Search code examples
csegmentation-faulthashtablecs50

CS50 Pset5, runs fine with large dictionary but seg faults on small dictionary


I am having some problems with PSET 5 of the CS50 course. This is the speller problem. My code Segfaults when I try to load the small dictionary.

After debugging with gdb, it shows that the error occurs when I'm trying to fopen(dictionary, "r") on line 83.

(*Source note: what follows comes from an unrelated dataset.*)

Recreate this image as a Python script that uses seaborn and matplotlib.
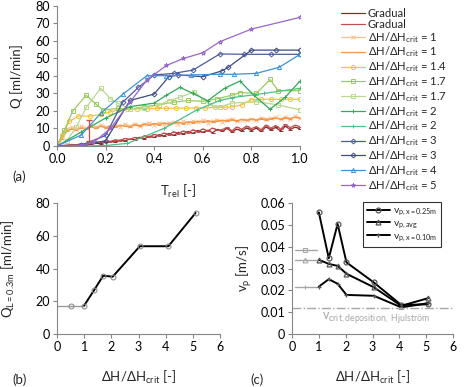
import matplotlib
matplotlib.use('Agg')
import matplotlib.pyplot as plt
import seaborn as sns

# ---------------- data ----------------
# panel (a): Q [ml/min] against T_rel
t_noisy = [i / 50 for i in range(51)]
q_gradual_1 = [0, 0.1, 0.3, 0.2, 0.6, 0.9, 0.6, 1.2, 1.6, 1.3,
               2.1, 2.7, 2.3, 3.4, 2.9, 4.0, 3.6, 5.0, 4.2, 5.6,
               4.9, 6.5, 5.7, 7.2, 6.1, 7.8, 6.9, 8.3, 7.2, 8.9,
               7.8, 9.0, 7.6, 9.5, 8.3, 10.1, 8.0, 9.7, 8.5, 10.4,
               8.8, 10.2, 8.3, 11.0, 9.1, 10.6, 8.6, 11.3, 9.4, 10.8, 9.8]
q_gradual_2 = [0, 0.3, 0.5, 0.9, 0.7, 1.4, 1.1, 1.8, 2.4, 2.0,
               2.9, 2.5, 3.6, 3.1, 4.3, 3.8, 4.9, 4.4, 5.9, 5.2,
               6.6, 5.8, 7.5, 6.4, 8.2, 7.1, 8.6, 7.7, 9.3, 8.1,
               9.8, 8.6, 10.3, 8.9, 9.4, 10.6, 8.7, 10.9, 9.6, 11.4,
               9.9, 11.1, 9.3, 12.0, 10.2, 11.7, 9.7, 12.3, 10.5, 11.9, 11.0]
q_dh1_a = [0, 5.5, 9.8, 10.6, 9.9, 11.2, 10.4, 11.8, 10.7, 12.0,
           11.1, 10.5, 12.2, 11.0, 12.5, 11.4, 12.8, 11.7, 12.3, 13.1,
           12.0, 13.4, 12.4, 13.0, 13.8, 12.7, 14.0, 13.1, 14.3, 13.5,
           14.6, 13.4, 14.1, 15.0, 13.8, 14.7, 15.3, 14.2, 15.1, 14.6,
           15.6, 14.9, 16.0, 15.2, 15.8, 16.3, 15.4, 16.6, 15.7, 16.9, 16.2]
q_dh1_b = [0, 3.8, 8.6, 9.7, 9.1, 10.3, 9.5, 10.9, 10.0, 11.3,
           10.4, 11.6, 10.8, 11.9, 11.2, 10.9, 12.1, 11.5, 12.6, 11.8,
           12.9, 12.2, 13.2, 12.5, 12.9, 13.6, 12.8, 13.9, 13.3, 14.2,
           13.6, 14.5, 13.9, 14.1, 14.8, 14.3, 15.0, 14.4, 15.2, 14.7,
           15.4, 14.9, 15.7, 15.1, 15.5, 16.0, 15.3, 16.2, 15.6, 16.4, 15.9]
err_t = [0.13]
err_q = [9.0]
err_size = [6.0]

t_14 = [0, 0.02, 0.05, 0.088, 0.136, 0.18, 0.22, 0.25, 0.29, 0.33, 0.37, 0.41, 0.45, 0.49,
        0.53, 0.57, 0.61, 0.65, 0.69, 0.72, 0.76, 0.80, 0.84, 0.88, 0.92, 0.96, 1.0]
q_14 = [0, 6, 14, 17.1, 17.1, 18.0, 19.5, 20.6, 21.0, 21.2, 21.2, 21.5, 21.5, 21.6,
        21.6, 21.8, 21.8, 22.0, 22.2, 22.3, 23.5, 26.5, 26.7, 26.7, 26.6, 26.7, 26.7]
t_17a = [0, 0.03, 0.065, 0.12, 0.16, 0.19, 0.25, 0.3, 0.36, 0.42, 0.48, 0.54, 0.6, 0.66,
         0.72, 0.753, 0.82, 0.877, 0.91, 1.0]
q_17a = [0, 9, 20, 29, 24, 20.5, 21.5, 21, 22.5, 23.5, 25, 26, 25.5, 27,
         29, 30.5, 30, 38, 31.6, 31.6]
t_17b = [0, 0.04, 0.08, 0.12, 0.18, 0.22, 0.25, 0.3, 0.36, 0.42, 0.46, 0.506, 0.565, 0.63,
         0.67, 0.72, 0.82, 0.91, 1.0]
q_17b = [0, 3, 11, 22, 33, 27, 24.5, 21, 21.5, 23.5, 25.9, 27.8, 31, 23.4,
         22.3, 24.5, 25.3, 23.5, 20.6]
t_2a = [0, 0.1, 0.2, 0.3, 0.4, 0.45, 0.506, 0.56, 0.62, 0.69, 0.753, 0.81, 0.877, 0.94, 1.0]
q_2a = [0, 8, 16, 22.5, 24.5, 29, 33.5, 30, 25.9, 33, 37.1, 29, 21, 28, 37.1]
t_2b = [0, 0.1, 0.2, 0.29, 0.44, 0.575, 0.67, 0.72, 0.85, 1.0]
q_2b = [0, 0, 0.3, 1.5, 10, 20.6, 26, 27.6, 30, 33]
t_3a = [0, 0.1, 0.2, 0.27, 0.335, 0.4, 0.48, 0.56, 0.67, 0.77, 0.88, 1.0]
q_3a = [0, 0.5, 6, 25, 33.5, 40.6, 41.5, 43.4, 52.6, 52.4, 52.4, 52.4]
t_3b = [0, 0.1, 0.2, 0.3, 0.4, 0.46, 0.5, 0.6, 0.68, 0.705, 0.8, 0.9, 1.0]
q_3b = [0, 0.3, 3, 26, 29.7, 39.6, 40.6, 39.6, 43, 45, 54.8, 54.8, 54.8]
t_4 = [0, 0.1, 0.18, 0.27, 0.37, 0.45, 0.55, 0.67, 0.73, 0.82, 0.915, 1.0]
q_4 = [0, 6.3, 18.7, 29.5, 40.2, 40.2, 40.6, 41, 41, 41.5, 45, 52.4]
t_5 = [0, 0.1, 0.15, 0.22, 0.3, 0.37, 0.45, 0.52, 0.6, 0.67, 0.8, 1.0]
q_5 = [0, 0.3, 2, 10, 25, 37.7, 46, 50, 53.3, 59.6, 66.8, 73.5]

# panel (b): Q at L=0.3 m against dH/dH_crit
ratio_gradual = [0, 0.5, 1.0]
q_l03_gradual = [17.4, 17.4, 17.4]
ratio_b = [1.0, 1.37, 1.7, 2.05, 3.05, 4.1, 5.1]
q_l03 = [17.4, 26.9, 35.6, 35.0, 53.6, 53.6, 73.9]

# panel (c): particle velocities
ratio_c = [1.0, 1.37, 1.7, 2.03, 3.05, 4.07, 5.07]
v_025 = [0.0557, 0.0347, 0.0504, 0.0328, 0.0236, 0.0133, 0.0136]
v_avg = [0.0340, 0.0321, 0.0312, 0.0276, 0.0214, 0.0129, 0.0164]
v_010 = [0.0217, 0.0251, 0.0230, 0.0179, 0.0175, 0.0122, 0.0141]
ratio_grad_c = [0.1, 0.5, 0.93]
v_025_grad = [0.0386, 0.0386, 0.0386]
v_avg_grad = [0.0337, 0.0337, 0.0337]
v_010_grad = [0.0217, 0.0217, 0.0217]
v_crit = 0.0118

# ---------------- style ----------------
sns.set_theme(style='ticks')
plt.rcParams['font.family'] = ['Lato', 'DejaVu Sans']
plt.rcParams['mathtext.fontset'] = 'custom'
plt.rcParams['mathtext.rm'] = 'Lato'
plt.rcParams['mathtext.it'] = 'Lato:italic'
plt.rcParams['mathtext.bf'] = 'Lato:bold'
plt.rcParams['mathtext.fallback'] = 'stixsans'
plt.rcParams['axes.edgecolor'] = '#868686'
plt.rcParams['xtick.color'] = '#868686'
plt.rcParams['ytick.color'] = '#868686'
plt.rcParams['xtick.labelcolor'] = 'black'
plt.rcParams['ytick.labelcolor'] = 'black'

W, H = 474, 387
fig = plt.figure(figsize=(W / 100, H / 100), dpi=100)


def px_axes(x0, x1, y_top, y_bot):
    return fig.add_axes([x0 / W, 1 - y_bot / H, (x1 - x0) / W, (y_bot - y_top) / H])


def style_axes(ax):
    sns.despine(ax=ax)
    for s in ['left', 'bottom']:
        ax.spines[s].set_linewidth(0.8)
    ax.tick_params(length=3, width=0.8, labelsize=9, pad=2)


dH = r'ΔH/ΔH$_{\mathrm{crit}}$'

# ---------------- panel (a) ----------------
ax_a = px_axes(57, 300, 6, 146)
series_a = [
    (t_noisy, q_gradual_1, '#8E2A2A', '_', 2.5, 'Gradual'),
    (t_noisy, q_gradual_2, '#C0504D', '_', 2.5, 'Gradual'),
    (t_noisy, q_dh1_a, '#FAC090', 'x', 2.5, dH + ' = 1'),
    (t_noisy, q_dh1_b, '#F79646', '_', 2.5, dH + ' = 1'),
    (t_14, q_14, '#F5C342', 'o', 3, dH + ' = 1.4'),
    (t_17a, q_17a, '#9BCB5F', 's', 3, dH + ' = 1.7'),
    (t_17b, q_17b, '#B9DA8C', 's', 3, dH + ' = 1.7'),
    (t_2a, q_2a, '#31A85A', '+', 3, dH + ' = 2'),
    (t_2b, q_2b, '#4CC08A', '+', 3, dH + ' = 2'),
    (t_3a, q_3a, '#4B5C9E', 'D', 2.5, dH + ' = 3'),
    (t_3b, q_3b, '#3D4B86', 'D', 2.5, dH + ' = 3'),
    (t_4, q_4, '#3E92D6', '^', 3, dH + ' = 4'),
    (t_5, q_5, '#9966CC', '*', 3, dH + ' = 5'),
]
handles = []
for t, q, col, mk, ms, lab in series_a:
    sns.lineplot(x=t, y=q, ax=ax_a, color=col, marker=mk, markersize=ms,
                 markerfacecolor='none', markeredgecolor=col, markeredgewidth=0.7,
                 linewidth=0.9, sort=False, estimator=None, label=lab, legend=False)
    handles.append(ax_a.lines[-1])
ax_a.errorbar(err_t, err_q, yerr=err_size, fmt='none', ecolor='#C0504D',
              elinewidth=0.9, capsize=2)
ax_a.set_xlim(0, 1)
ax_a.set_ylim(0, 80)
ax_a.set_xticks([0, 0.2, 0.4, 0.6, 0.8, 1.0])
ax_a.set_xticklabels(['0.0', '0.2', '0.4', '0.6', '0.8', '1.0'])
ax_a.set_yticks(range(0, 81, 10))
style_axes(ax_a)
ax_a.set_xlabel(r'T$_{\mathrm{rel}}$ [-]', fontsize=9.5)
ax_a.set_ylabel('Q [ml/min]', fontsize=9.5)
ax_a.xaxis.set_label_coords(0.5, -0.265)
ax_a.yaxis.set_label_coords(-0.14, 0.5)
fig.legend(handles=handles, labels=[s[5] for s in series_a], loc='upper left',
           bbox_to_anchor=(333 / W, 1 - 0 / H), frameon=False, fontsize=8.1,
           handlelength=2.1, handletextpad=0.3, labelspacing=0.0, borderpad=0.2)
fig.text(12 / W, 1 - 177 / H, '(a)', fontsize=9.5, va='center')

# ---------------- panel (b) ----------------
ax_b = px_axes(57, 220, 203, 334)
sns.lineplot(x=ratio_gradual, y=q_l03_gradual, ax=ax_b, color='#999999', linewidth=1.0,
             marker='o', markersize=3.5, markerfacecolor='none', markeredgecolor='#888888',
             markevery=[1], sort=False, estimator=None)
sns.lineplot(x=ratio_b, y=q_l03, ax=ax_b, color='black', linewidth=1.4,
             marker='o', markersize=3.5, markerfacecolor='none', markeredgecolor='#888888',
             sort=False, estimator=None)
ax_b.set_xlim(0, 6)
ax_b.set_ylim(0, 80)
ax_b.set_xticks(range(0, 7))
ax_b.set_yticks(range(0, 81, 20))
style_axes(ax_b)
ax_b.set_xlabel(dH + ' [-]', fontsize=9.5)
ax_b.set_ylabel(r'Q$_{\mathrm{L=0.3m}}$ [ml/min]', fontsize=9.5)
ax_b.xaxis.set_label_coords(0.5, -0.27)
ax_b.yaxis.set_label_coords(-0.245, 0.5)
fig.text(12 / W, 1 - 380 / H, '(b)', fontsize=9.5, va='center')

# ---------------- panel (c) ----------------
ax_c = px_axes(292, 453, 203, 334)
for v_grad, mk in [(v_025_grad, 's'), (v_avg_grad, '^'), (v_010_grad, '+')]:
    sns.lineplot(x=ratio_grad_c, y=v_grad, ax=ax_c, color='#A6A6A6', linewidth=1.0,
                 marker=mk, markersize=3.5, markerfacecolor='none',
                 markeredgecolor='#A6A6A6', markevery=[1], sort=False, estimator=None)
c_series = [
    (v_025, 'o', r'v$_{\mathrm{p,x=0.25m}}$'),
    (v_avg, '^', r'v$_{\mathrm{p,avg}}$'),
    (v_010, '+', r'v$_{\mathrm{p,x=0.10m}}$'),
]
c_handles = []
for v, mk, lab in c_series:
    sns.lineplot(x=ratio_c, y=v, ax=ax_c, color='black', linewidth=1.4, marker=mk,
                 markersize=3.5, markerfacecolor='none', markeredgecolor='#555555',
                 markeredgewidth=0.9, sort=False, estimator=None, label=lab, legend=False)
    c_handles.append(ax_c.lines[-1])
ax_c.axhline(v_crit, color='#A6A6A6', linestyle='-.', linewidth=1.0)
ax_c.text(1.1, 0.0072, r'v$_{\mathrm{crit,deposition,\ Hjulström}}$', color='#A6A6A6',
          fontsize=9, va='center')
ax_c.set_xlim(0, 6)
ax_c.set_ylim(0, 0.06)
ax_c.set_xticks(range(0, 7))
ax_c.set_yticks([0, 0.01, 0.02, 0.03, 0.04, 0.05, 0.06])
ax_c.set_yticklabels(['0', '0.01', '0.02', '0.03', '0.04', '0.05', '0.06'])
style_axes(ax_c)
ax_c.set_xlabel(dH + ' [-]', fontsize=9.5)
ax_c.set_ylabel(r'v$_{\mathrm{p}}$ [m/s]', fontsize=9.5)
ax_c.xaxis.set_label_coords(0.5, -0.27)
ax_c.yaxis.set_label_coords(-0.235, 0.5)
leg_c = fig.legend(handles=c_handles, labels=[s[2] for s in c_series], loc='upper left',
                   bbox_to_anchor=(358 / W, 1 - 197 / H), frameon=True, fontsize=7.5,
                   handlelength=2.2, handletextpad=0.3, labelspacing=0.1, borderpad=0.35,
                   fancybox=False, edgecolor='black')
leg_c.get_frame().set_linewidth(0.8)
fig.text(250 / W, 1 - 380 / H, '(c)', fontsize=9.5, va='center')

fig.savefig('out.png', dpi=100)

bool load(const char *dictionary)
{
    // fopen dictionary file (remb to check if NULL)
    FILE *dict = fopen(dictionary, "r");
    if (dict == NULL)
    {
        printf("Could not open file\n");
        return false;
    }

It returns "Could not open file\n"). But I can't figure out why this is happening, can anyone help? Everything for the large dictionary seems to be running fine.

Full code:

// Implements a dictionary's functionality
#include <stdio.h>
#include <stdlib.h>
#include <stdbool.h>
#include <string.h>
#include <strings.h>
#include <ctype.h>
#include "dictionary.h"

// Represents a node in a hash table
typedef struct node
{
    char word[LENGTH + 1];
    struct node *next;
}
node;

// Number of buckets in hash table
const unsigned int N = 256;

// Hash table
node *table[N];

// Word_count for size function
unsigned long word_count = 0;

// Returns true if word is in dictionary else false
bool check(const char *word)
{
    char small_word[LENGTH+1];
    for (int i = 0; i < LENGTH + 1; i++)
    {
        small_word[i] = 0;
    }
    
    for (int i = 0, n = strlen(word); i < n; i++)
    {
        if(isupper(word[i]))
        {
            small_word[i] = tolower(word[i]);
        }
        else
        {
            small_word[i] = word[i];
        }
    }
    // hash the word to get hash value
    unsigned long hvalue = hash(small_word);

    // point cursor to the first value in the table with index of hvalue
    node* cursor = table[hvalue];

    // as long as the strings don't match, we reassign cursor to the next value
    while (strcasecmp(small_word, cursor->word) != 0)
    {
        cursor = cursor->next;
        // since strings dont match, if they reach to the end where next is NULL
        if (cursor == NULL)
        {
            // then the word is misspelled
            return false;
        }
    }
    return true;
}

// Hashes word to a number
unsigned long hash(const char *word)
{
    // djb2 hash function as seen from http://www.cse.yorku.ca/~oz/hash.html
    unsigned long hash = 0;
    int c;

    while ((c = *word++))
    {
        hash = c + (hash << 6) + (hash < 16) - hash;
    }
    return (hash % N);
}

// Loads dictionary into memory, returning true if successful else false
bool load(const char *dictionary)
{
    // fopen dictionary file (remb to check if NULL)
    FILE *dict = fopen(dictionary, "r");
    if (dict == NULL)
    {
        printf("Could not open file\n");
        return false;
    }

    char storage[LENGTH + 1];
    for (int i = 0; i < LENGTH + 1; i++)
    {
        storage[i] = 0;
    }

    while (fscanf(dict, "%s", storage) != EOF)
    {
        // allocate space for buffer node
        node *buffer = malloc(sizeof(node));
        if (buffer == NULL)
        {
            printf("Error allocating memory\n");
            return 1;
        }
        // copy the string in storage into the buffer node
        strcpy(buffer->word, storage);

        // hash the word to obtain hvalue
        unsigned long hvalue = hash(buffer->word);
        
        // assigns buffer's next to point to the current words inside the table
        buffer->next = table[hvalue];
        
        // after making sure that buffer next keeps the address of the other words, you assign the table hvalue to the most recent word
        table[hvalue] = buffer;
        
        // increase word count by one
        word_count++;
        
    }

    fclose(dict);
    return true;
}

// Returns number of words in dictionary if loaded else 0 if not yet loaded
unsigned long size(void)
{
    return word_count;
}

// Unloads dictionary from memory, returning true if successful else false
bool unload(void)
{
    word_count = 0;

    for (int i = 0; i < N; i++)
    {
        node *cursor = table[i];
        while (cursor != NULL)
        {
            node *tmp = cursor;
            cursor = cursor->next;
            free(tmp);
        }
        
        free(cursor);
    }
        
    return true;
}

Solution

  • The "Could not open file" message is probably a typo on the command line (as mentioned in the comments, it doesn't produce a seg fault because it gives the message, then returns false to speller, and speller gives a message and exits).

    Try debug50 with a breakpoint set at node* cursor = table[hvalue]; in check. Use texts/cat.txt as the text file. Once you step into the next line, program will more than likely seg fault.

    The small dictionary (supplied with the distro code) does not populate all members of table. If table[index] is not populated, there is not such thing as table[index]->next or table[index]->word. This while (strcasecmp(small_word, cursor->word) != 0) therefore, is a seg fault waiting to happen.